* _SHORT PROBLEM_: Pull out every line below containing the word "code".

* _RAW DATA_:
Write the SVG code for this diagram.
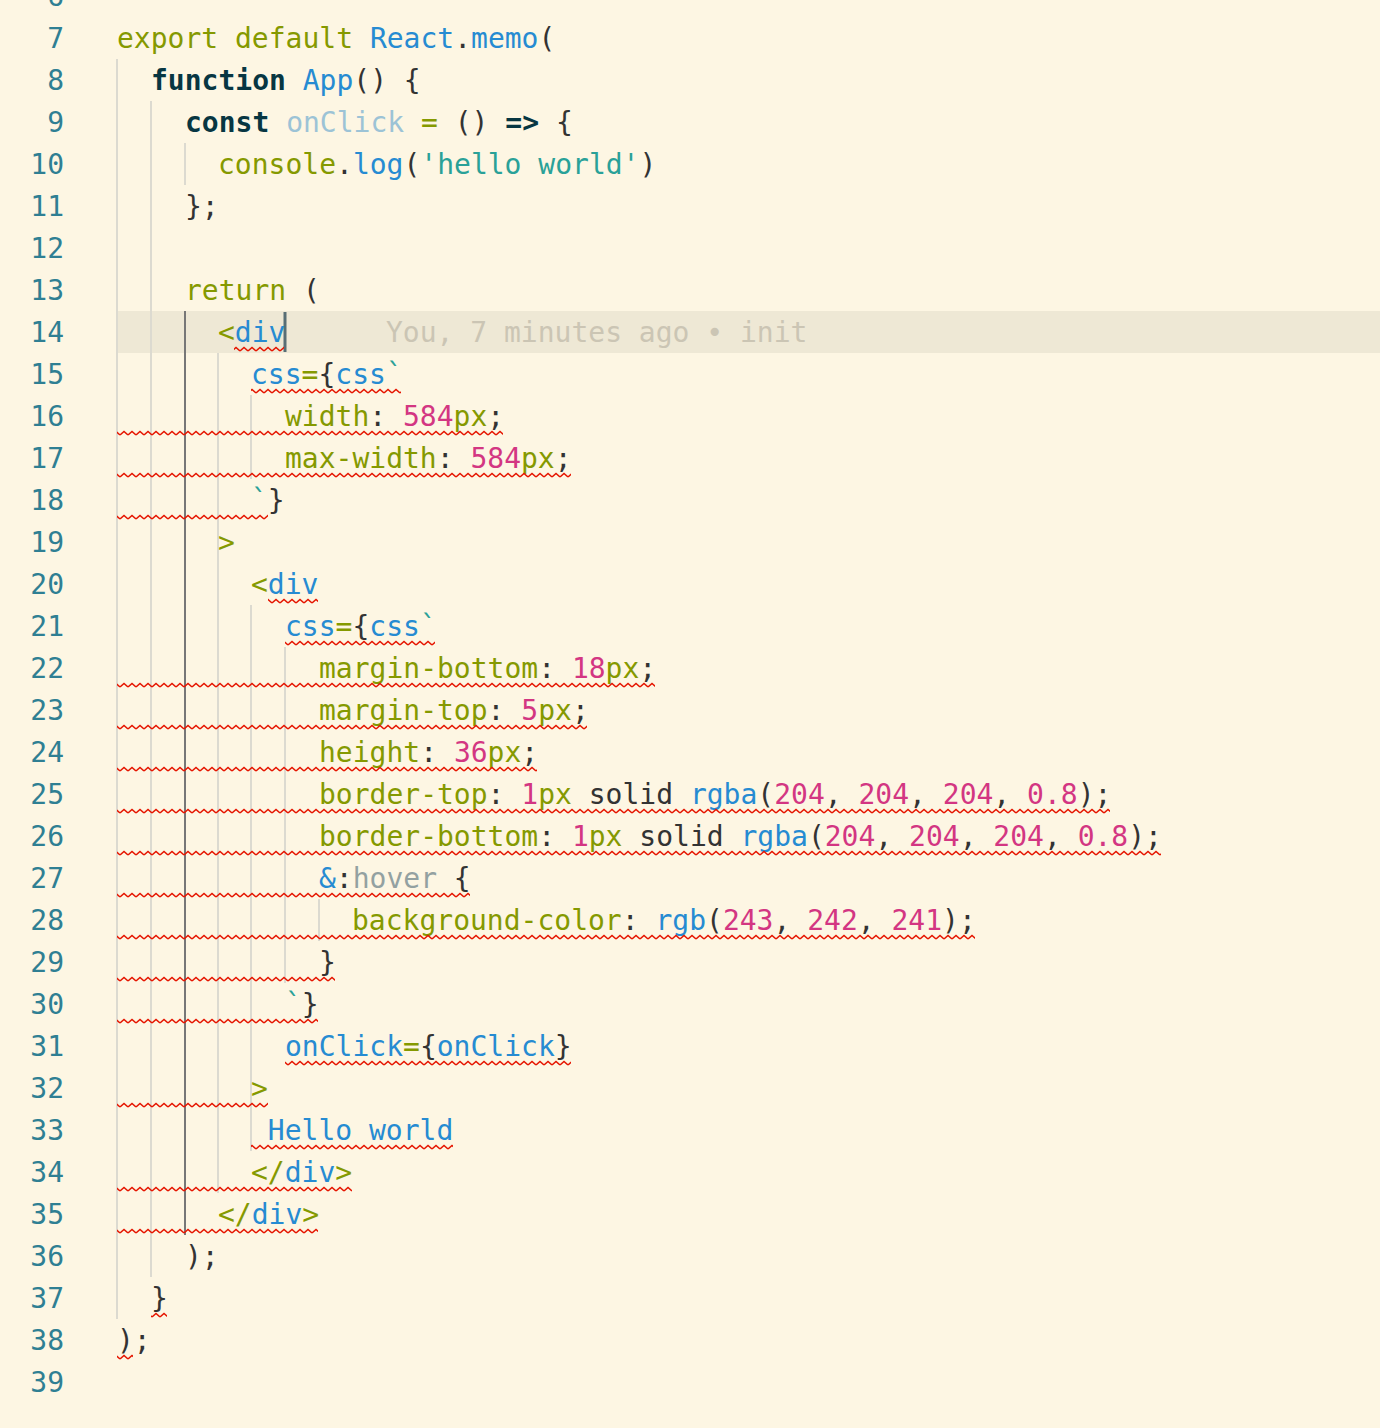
<svg xmlns="http://www.w3.org/2000/svg" width="1380" height="1428" viewBox="0 0 1380 1428">
<defs>
<pattern id="sq" patternUnits="userSpaceOnUse" x="0" y="0" width="8" height="1428">
<path d="M0,5 L4,1.5 L8,5" fill="none" stroke="#e51400" stroke-width="1.6"/>
</pattern>
<style>
text{font-family:"DejaVu Sans Mono","Liberation Mono",monospace;font-size:28px;white-space:pre;fill:#333}
.ln{fill:#2f7f93;text-anchor:end}
.g{fill:#859900}.b{fill:#268bd2}.c{fill:#2aa198}.m{fill:#d33682}.k{fill:#073642;font-weight:bold}.u{fill:#9cc3d6}.h{fill:#93a1a1}
.blame{fill:#cbc5b4}
.gd{stroke:#dcdad0;stroke-width:2}
.ga{stroke:#777;stroke-width:2}
</style>
</defs>
<rect width="1380" height="1428" fill="#fdf6e3"/>
<rect x="117" y="311" width="1263" height="42" fill="#eee8d5"/>
<g id="guides">
<line class="gd" x1="117" y1="59" x2="117" y2="1319"/>
<line class="gd" x1="151" y1="101" x2="151" y2="1277"/>
<line class="gd" x1="185" y1="143" x2="185" y2="185"/>
<line class="ga" x1="185" y1="311" x2="185" y2="1235"/>
<line class="gd" x1="218" y1="353" x2="218" y2="1193"/>
<line class="gd" x1="251" y1="395" x2="251" y2="479"/>
<line class="gd" x1="251" y1="605" x2="251" y2="1151"/>
<line class="gd" x1="285" y1="647" x2="285" y2="983"/>
<line class="gd" x1="319" y1="899" x2="319" y2="941"/>
<line x1="285" y1="312" x2="285" y2="352" stroke="#586e75" stroke-width="3"/>
</g>
<g id="lines">
<text class="ln" x="64" y="6">6</text>
<text class="ln" x="64" y="48">7</text>
<text class="ln" x="64" y="90">8</text>
<text class="ln" x="64" y="132">9</text>
<text class="ln" x="64" y="174">10</text>
<text class="ln" x="64" y="216">11</text>
<text class="ln" x="64" y="258">12</text>
<text class="ln" x="64" y="300">13</text>
<text class="ln" x="64" y="342">14</text>
<text class="ln" x="64" y="384">15</text>
<text class="ln" x="64" y="426">16</text>
<text class="ln" x="64" y="468">17</text>
<text class="ln" x="64" y="510">18</text>
<text class="ln" x="64" y="552">19</text>
<text class="ln" x="64" y="594">20</text>
<text class="ln" x="64" y="636">21</text>
<text class="ln" x="64" y="678">22</text>
<text class="ln" x="64" y="720">23</text>
<text class="ln" x="64" y="762">24</text>
<text class="ln" x="64" y="804">25</text>
<text class="ln" x="64" y="846">26</text>
<text class="ln" x="64" y="888">27</text>
<text class="ln" x="64" y="930">28</text>
<text class="ln" x="64" y="972">29</text>
<text class="ln" x="64" y="1014">30</text>
<text class="ln" x="64" y="1056">31</text>
<text class="ln" x="64" y="1098">32</text>
<text class="ln" x="64" y="1140">33</text>
<text class="ln" x="64" y="1182">34</text>
<text class="ln" x="64" y="1224">35</text>
<text class="ln" x="64" y="1266">36</text>
<text class="ln" x="64" y="1308">37</text>
<text class="ln" x="64" y="1350">38</text>
<text class="ln" x="64" y="1392">39</text>
</g>
<g id="code">
<text x="117" y="48"><tspan class="g">export default </tspan><tspan class="b">React</tspan>.<tspan class="b">memo</tspan>(</text>
<text x="151" y="90"><tspan class="k">function</tspan> <tspan class="b">App</tspan>() {</text>
<text x="185" y="132"><tspan class="k">const</tspan> <tspan class="u">onClick</tspan> <tspan class="g">=</tspan> () <tspan class="k">=&gt;</tspan> {</text>
<text x="218" y="174"><tspan class="g">console</tspan>.<tspan class="b">log</tspan>(<tspan class="c">'hello world'</tspan>)</text>
<text x="185" y="216">};</text>
<text x="185" y="300"><tspan class="g">return</tspan> (</text>
<text x="218" y="342"><tspan class="g">&lt;</tspan><tspan class="b">div</tspan></text>
<text class="blame" x="386" y="342">You, 7 minutes ago • init</text>
<text x="251" y="384"><tspan class="b">css</tspan><tspan class="g">=</tspan>{<tspan class="b">css</tspan><tspan class="c">`</tspan></text>
<text x="285" y="426"><tspan class="g">width</tspan>: <tspan class="m">584</tspan><tspan class="g">px</tspan>;</text>
<text x="285" y="468"><tspan class="g">max-width</tspan>: <tspan class="m">584</tspan><tspan class="g">px</tspan>;</text>
<text x="251" y="510"><tspan class="c">`</tspan>}</text>
<text x="218" y="552" class="g">&gt;</text>
<text x="251" y="594"><tspan class="g">&lt;</tspan><tspan class="b">div</tspan></text>
<text x="285" y="636"><tspan class="b">css</tspan><tspan class="g">=</tspan>{<tspan class="b">css</tspan><tspan class="c">`</tspan></text>
<text x="319" y="678"><tspan class="g">margin-bottom</tspan>: <tspan class="m">18</tspan><tspan class="g">px</tspan>;</text>
<text x="319" y="720"><tspan class="g">margin-top</tspan>: <tspan class="m">5</tspan><tspan class="g">px</tspan>;</text>
<text x="319" y="762"><tspan class="g">height</tspan>: <tspan class="m">36</tspan><tspan class="g">px</tspan>;</text>
<text x="319" y="804"><tspan class="g">border-top</tspan>: <tspan class="m">1</tspan><tspan class="g">px</tspan> solid <tspan class="b">rgba</tspan>(<tspan class="m">204</tspan>, <tspan class="m">204</tspan>, <tspan class="m">204</tspan>, <tspan class="m">0.8</tspan>);</text>
<text x="319" y="846"><tspan class="g">border-bottom</tspan>: <tspan class="m">1</tspan><tspan class="g">px</tspan> solid <tspan class="b">rgba</tspan>(<tspan class="m">204</tspan>, <tspan class="m">204</tspan>, <tspan class="m">204</tspan>, <tspan class="m">0.8</tspan>);</text>
<text x="319" y="888"><tspan class="b">&amp;</tspan>:<tspan class="h">hover</tspan> {</text>
<text x="352" y="930"><tspan class="g">background-color</tspan>: <tspan class="b">rgb</tspan>(<tspan class="m">243</tspan>, <tspan class="m">242</tspan>, <tspan class="m">241</tspan>);</text>
<text x="319" y="972">}</text>
<text x="285" y="1014"><tspan class="c">`</tspan>}</text>
<text x="285" y="1056"><tspan class="b">onClick</tspan><tspan class="g">=</tspan>{<tspan class="b">onClick</tspan>}</text>
<text x="251" y="1098" class="g">&gt;</text>
<text x="251" y="1140" class="b"> Hello world</text>
<text x="251" y="1182"><tspan class="g">&lt;/</tspan><tspan class="b">div</tspan><tspan class="g">&gt;</tspan></text>
<text x="218" y="1224"><tspan class="g">&lt;/</tspan><tspan class="b">div</tspan><tspan class="g">&gt;</tspan></text>
<text x="185" y="1266">);</text>
<text x="151" y="1308">}</text>
<text x="117" y="1350">);</text>
</g>
<g id="squiggles" fill="url(#sq)">
<rect x="234" y="0" width="50" height="6" transform="translate(0,346)"/>
<rect x="251" y="0" width="150" height="6" transform="translate(0,388)"/>
<rect x="117" y="0" width="386" height="6" transform="translate(0,430)"/>
<rect x="117" y="0" width="454" height="6" transform="translate(0,472)"/>
<rect x="117" y="0" width="151" height="6" transform="translate(0,514)"/>
<rect x="268" y="0" width="50" height="6" transform="translate(0,598)"/>
<rect x="285" y="0" width="150" height="6" transform="translate(0,640)"/>
<rect x="117" y="0" width="538" height="6" transform="translate(0,682)"/>
<rect x="117" y="0" width="470" height="6" transform="translate(0,724)"/>
<rect x="117" y="0" width="420" height="6" transform="translate(0,766)"/>
<rect x="117" y="0" width="993" height="6" transform="translate(0,808)"/>
<rect x="117" y="0" width="1044" height="6" transform="translate(0,850)"/>
<rect x="117" y="0" width="353" height="6" transform="translate(0,892)"/>
<rect x="117" y="0" width="858" height="6" transform="translate(0,934)"/>
<rect x="117" y="0" width="218" height="6" transform="translate(0,976)"/>
<rect x="117" y="0" width="201" height="6" transform="translate(0,1018)"/>
<rect x="285" y="0" width="286" height="6" transform="translate(0,1060)"/>
<rect x="117" y="0" width="151" height="6" transform="translate(0,1102)"/>
<rect x="251" y="0" width="202" height="6" transform="translate(0,1144)"/>
<rect x="117" y="0" width="235" height="6" transform="translate(0,1186)"/>
<rect x="117" y="0" width="201" height="6" transform="translate(0,1228)"/>
<rect x="151" y="0" width="16" height="6" transform="translate(0,1312)"/>
<rect x="117" y="0" width="16" height="6" transform="translate(0,1354)"/>
</g>
</svg>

* _EXERCISE OUTPUT_:
Write the SVG code for this diagram.
<g id="code">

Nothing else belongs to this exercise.